Now if only I could that software to work on my trusty, sexy Mac…


You Tube Some, You Win Some

You decided your latest widget from the widget factory needs to go viral. And your “marketing guy” says the best way to reach your youth market on a shoestring is to go about posting a vid on YouTube. Before that happens, please take some time to consider how to make your new spot relevant to the viewers at home.

Truth be told, YT is a good way for you to stay in touch with the youth of today (and young adults too). But as common knowledge dictates time and again, just because you CAN do something doesn’t mean that you SHOULD. Or, in YouTtube’s case, just because you post up the latest hopeful viral extravaganza, doesn’t mean you ought to bother—at least not without some careful consideration beforehand: Be wary, intrepid brand manager, ask yourself a few tough questions before taking the leap.

First, begin by considering this important question: “Is my product relevant in a user-generated sort of way?”

Before you post on your site some awesome new contest (ANC) where consumers compete by producing the rad-est online commercial, be sure to think about whether that ad will end up like some other pile of product placement dookie!

Just because fools are willing to make a two-minute video lauding benefits of your latest line of tween targeted body spray, and just because these citizen videographers comprise your desired demo, doesn’t mean anything you show will be relevant to netizens at large. And in fact, the opposite can apply, which of course sucks.

In the event your new video piece fails boldly to resonate with the crucial youth demo, watch out for a viral marketing treat on par with Ebola. That’s where the Internet has an amazing capacity to connect people to bite your company in its shiny digital ass.

If the product basically stinks, your new viral video may be subject to the demo’s second favorite pastime next to surfing sites, which is unleashing endless scorn upon those who fail to amuse them. Let’s take a look at the simple phrase “Head On/ Apply directly to your forehead.” So, before you suffer this fate, consider whether or not your new campaign might be fodder for tomorrow’s water cooler banter (we call that bad exposure).

After all, just because something is user-generated doesn’t mean it was generated well.

Which drives home our point all the more: Letting the people upload brings out the whims of everyone. So good luck to you if you think the latest, greatest way of reaching the youth is there for everyone.

Maybe that’s the last word on this topic. Well, for now…


Hey, stop stealing my clients!

A piece in yesterday’s New York Times discussed how magazine publishers, such as Conde Nast, have been creating their own in-house ad agencies and how this is a threat to traditional ad agencies. Instead of an advertiser paying a trad agency to create work that runs in the magazines, the in-house agency will do it for them, so missing out the middle men in their trendy glasses.

Publications creating ads for advertisers is hardly new, of course.
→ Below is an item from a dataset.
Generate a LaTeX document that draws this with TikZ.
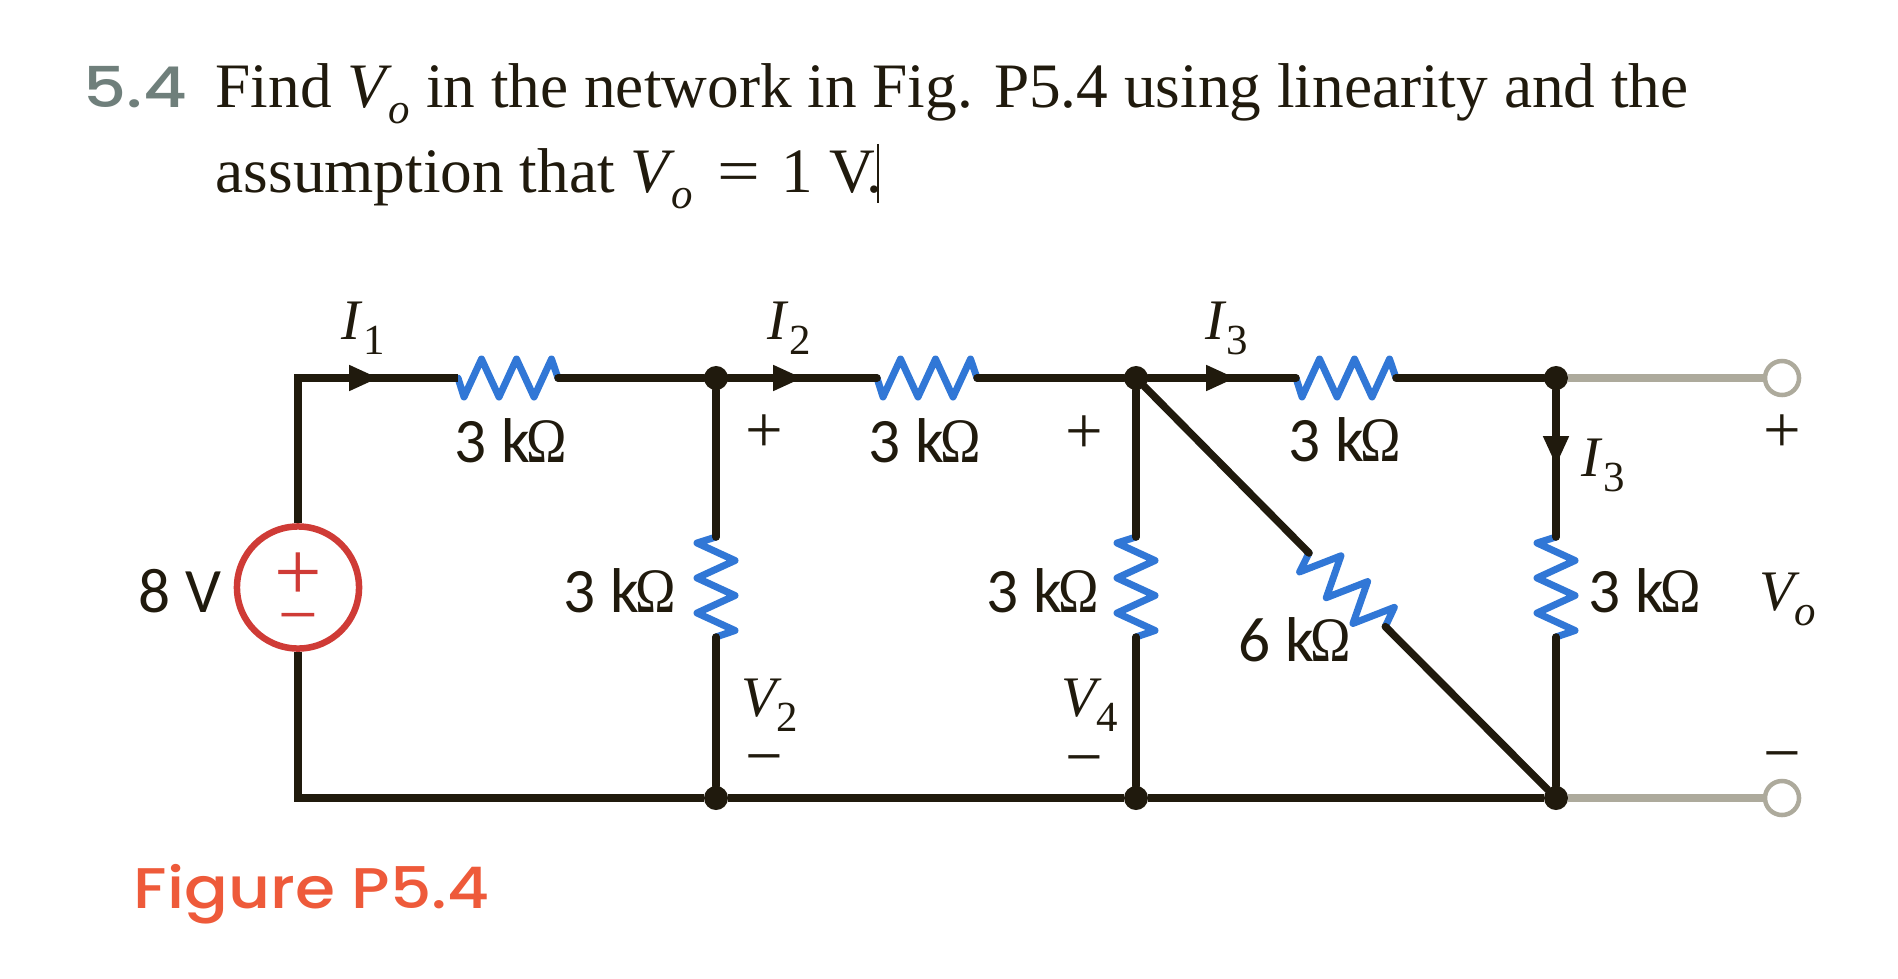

In the early days of advertising this was how all ads were done. A publication would sell space, one of its copywriters would write a snappy slogan and the art department would lay it out all fancy, all included in the price. Then agencies sprang up to sell the space for the publications and throw in their creative services “for free,” paid for by the 15% discount they would get from the pubs.

But it is different now. Conde Nast’s in-house agency, the Conde Nast Media Group, for instance, generates about $200million in revenue from programs for advertisers: programs that include TV specials, radio spots and in-strore promotions in addition to magazine ads. And Conde Nast can pull in some major celebs for its ad campaigns, so giving the advertisers another reason to use the in-house agency.

Should traditional agencies be worried? Of course they should! They will need to work harder to justify their role in the mix, as advertisers find they can easily bypass them. They will have to prove that they have a better understanding of the consumer, that they have better ideas and that they can do better campaigns by not being tied to any one media vehicle (after all, unlike the in-house agencies, traditional ad agencies are impartial advisors to advertisers).